Problem statement: Reproduce the listing below exactly. Pictures do not belong in the copy.

Supplied data:

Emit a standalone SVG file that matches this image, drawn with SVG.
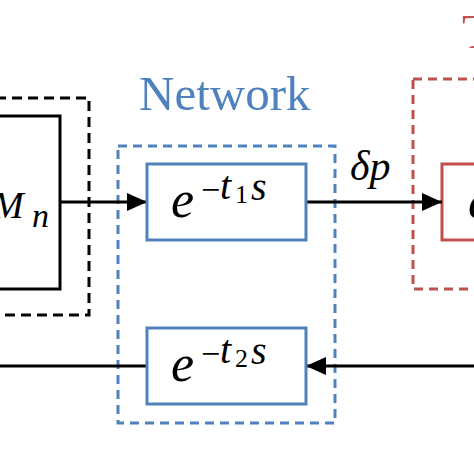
<svg xmlns="http://www.w3.org/2000/svg" width="474" height="474" viewBox="0 0 474 474">
<defs>
<style>
.blk{fill:none;stroke:#000;stroke-width:3}
.bdash{fill:none;stroke:#000;stroke-width:3;stroke-dasharray:10 6}
.ndash{fill:none;stroke:#4f81bd;stroke-width:3;stroke-dasharray:9 6}
.rdash{fill:none;stroke:#c0504d;stroke-width:3;stroke-dasharray:9 6}
.nbox{fill:#fff;stroke:#4f81bd;stroke-width:3}
.rbox{fill:#fff;stroke:#c0504d;stroke-width:3}
.conn{fill:none;stroke:#000;stroke-width:3}
.m{font-family:"Liberation Serif","Times New Roman",serif;font-style:italic;fill:#000}
.r{font-family:"Liberation Serif","Times New Roman",serif;fill:#000}
.lbl{font-family:"Liberation Serif","Times New Roman",serif;font-size:49px}
</style>
<marker id="ah" viewBox="0 0 20 18" refX="20" refY="9" markerWidth="20" markerHeight="18" markerUnits="userSpaceOnUse" orient="auto">
<path d="M0,0 L20,9 L0,18 Z" fill="#000"/>
</marker>
</defs>
<rect width="474" height="474" fill="#fff"/>
<g id="controller-group">
<rect class="bdash" x="-20" y="98" width="109" height="217"/>
</g>
<g id="controller">
<rect class="blk" x="-20" y="116" width="80" height="173"/>
<text class="m" x="-8" y="218" font-size="38">M</text>
<text class="m" x="32" y="227" font-size="34">n</text>
</g>
<g id="network-group">
<rect class="ndash" x="118" y="146" width="217" height="277"/>
<text class="lbl" x="139" y="110" fill="#4f81bd">Network</text>
</g>
<g id="red-group">
<rect class="rdash" x="413" y="79" width="80" height="210"/>
<text class="lbl" x="462" y="48" fill="#c0504d">T</text>
</g>
<g id="plant">
<rect class="rbox" x="442" y="164" width="60" height="76"/>
<text class="m" x="468" y="218" font-size="50">e</text>
</g>
<g id="connectors">
<line class="conn" x1="60" y1="202" x2="147" y2="202" marker-end="url(#ah)"/>
<line class="conn" x1="306" y1="202" x2="442" y2="202" marker-end="url(#ah)"/>
<line class="conn" x1="474" y1="366" x2="306" y2="366" marker-end="url(#ah)"/>
<line class="conn" x1="147" y1="366" x2="0" y2="366"/>
<text class="m" x="350" y="180" font-size="42">δp</text>
</g>
<g id="delay1">
<rect class="nbox" x="147" y="164" width="159" height="76"/>
<text class="m" x="171" y="217" font-size="52">e</text>
<text class="r" x="201" y="201" font-size="34">−</text>
<text class="m" x="220" y="199" font-size="40">t</text>
<text class="r" x="235" y="203" font-size="26">1</text>
<text class="m" x="251" y="200" font-size="40">s</text>
</g>
<g id="delay2">
<rect class="nbox" x="147" y="328" width="159" height="76"/>
<text class="m" x="171" y="381" font-size="52">e</text>
<text class="r" x="201" y="365" font-size="34">−</text>
<text class="m" x="220" y="363" font-size="40">t</text>
<text class="r" x="235" y="367" font-size="26">2</text>
<text class="m" x="251" y="364" font-size="40">s</text>
</g>
</svg>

Answer for the task:
Emit a standalone SVG file that matches this image, drawn with SVG.
<svg xmlns="http://www.w3.org/2000/svg" width="474" height="474" viewBox="0 0 474 474">
<defs>
<style>
.blk{fill:none;stroke:#000;stroke-width:3}
.bdash{fill:none;stroke:#000;stroke-width:3;stroke-dasharray:10 6}
.ndash{fill:none;stroke:#4f81bd;stroke-width:3;stroke-dasharray:9 6}
.rdash{fill:none;stroke:#c0504d;stroke-width:3;stroke-dasharray:9 6}
.nbox{fill:#fff;stroke:#4f81bd;stroke-width:3}
.rbox{fill:#fff;stroke:#c0504d;stroke-width:3}
.conn{fill:none;stroke:#000;stroke-width:3}
.m{font-family:"Liberation Serif","Times New Roman",serif;font-style:italic;fill:#000}
.r{font-family:"Liberation Serif","Times New Roman",serif;fill:#000}
.lbl{font-family:"Liberation Serif","Times New Roman",serif;font-size:49px}
</style>
<marker id="ah" viewBox="0 0 20 18" refX="20" refY="9" markerWidth="20" markerHeight="18" markerUnits="userSpaceOnUse" orient="auto">
<path d="M0,0 L20,9 L0,18 Z" fill="#000"/>
</marker>
</defs>
<rect width="474" height="474" fill="#fff"/>
<g id="controller-group">
<rect class="bdash" x="-20" y="98" width="109" height="217"/>
</g>
<g id="controller">
<rect class="blk" x="-20" y="116" width="80" height="173"/>
<text class="m" x="-8" y="218" font-size="38">M</text>
<text class="m" x="32" y="227" font-size="34">n</text>
</g>
<g id="network-group">
<rect class="ndash" x="118" y="146" width="217" height="277"/>
<text class="lbl" x="139" y="110" fill="#4f81bd">Network</text>
</g>
<g id="red-group">
<rect class="rdash" x="413" y="79" width="80" height="210"/>
<text class="lbl" x="462" y="48" fill="#c0504d">T</text>
</g>
<g id="plant">
<rect class="rbox" x="442" y="164" width="60" height="76"/>
<text class="m" x="468" y="218" font-size="50">e</text>
</g>
<g id="connectors">
<line class="conn" x1="60" y1="202" x2="147" y2="202" marker-end="url(#ah)"/>
<line class="conn" x1="306" y1="202" x2="442" y2="202" marker-end="url(#ah)"/>
<line class="conn" x1="474" y1="366" x2="306" y2="366" marker-end="url(#ah)"/>
<line class="conn" x1="147" y1="366" x2="0" y2="366"/>
<text class="m" x="350" y="180" font-size="42">δp</text>
</g>
<g id="delay1">
<rect class="nbox" x="147" y="164" width="159" height="76"/>
<text class="m" x="171" y="217" font-size="52">e</text>
<text class="r" x="201" y="201" font-size="34">−</text>
<text class="m" x="220" y="199" font-size="40">t</text>
<text class="r" x="235" y="203" font-size="26">1</text>
<text class="m" x="251" y="200" font-size="40">s</text>
</g>
<g id="delay2">
<rect class="nbox" x="147" y="328" width="159" height="76"/>
<text class="m" x="171" y="381" font-size="52">e</text>
<text class="r" x="201" y="365" font-size="34">−</text>
<text class="m" x="220" y="363" font-size="40">t</text>
<text class="r" x="235" y="367" font-size="26">2</text>
<text class="m" x="251" y="364" font-size="40">s</text>
</g>
</svg>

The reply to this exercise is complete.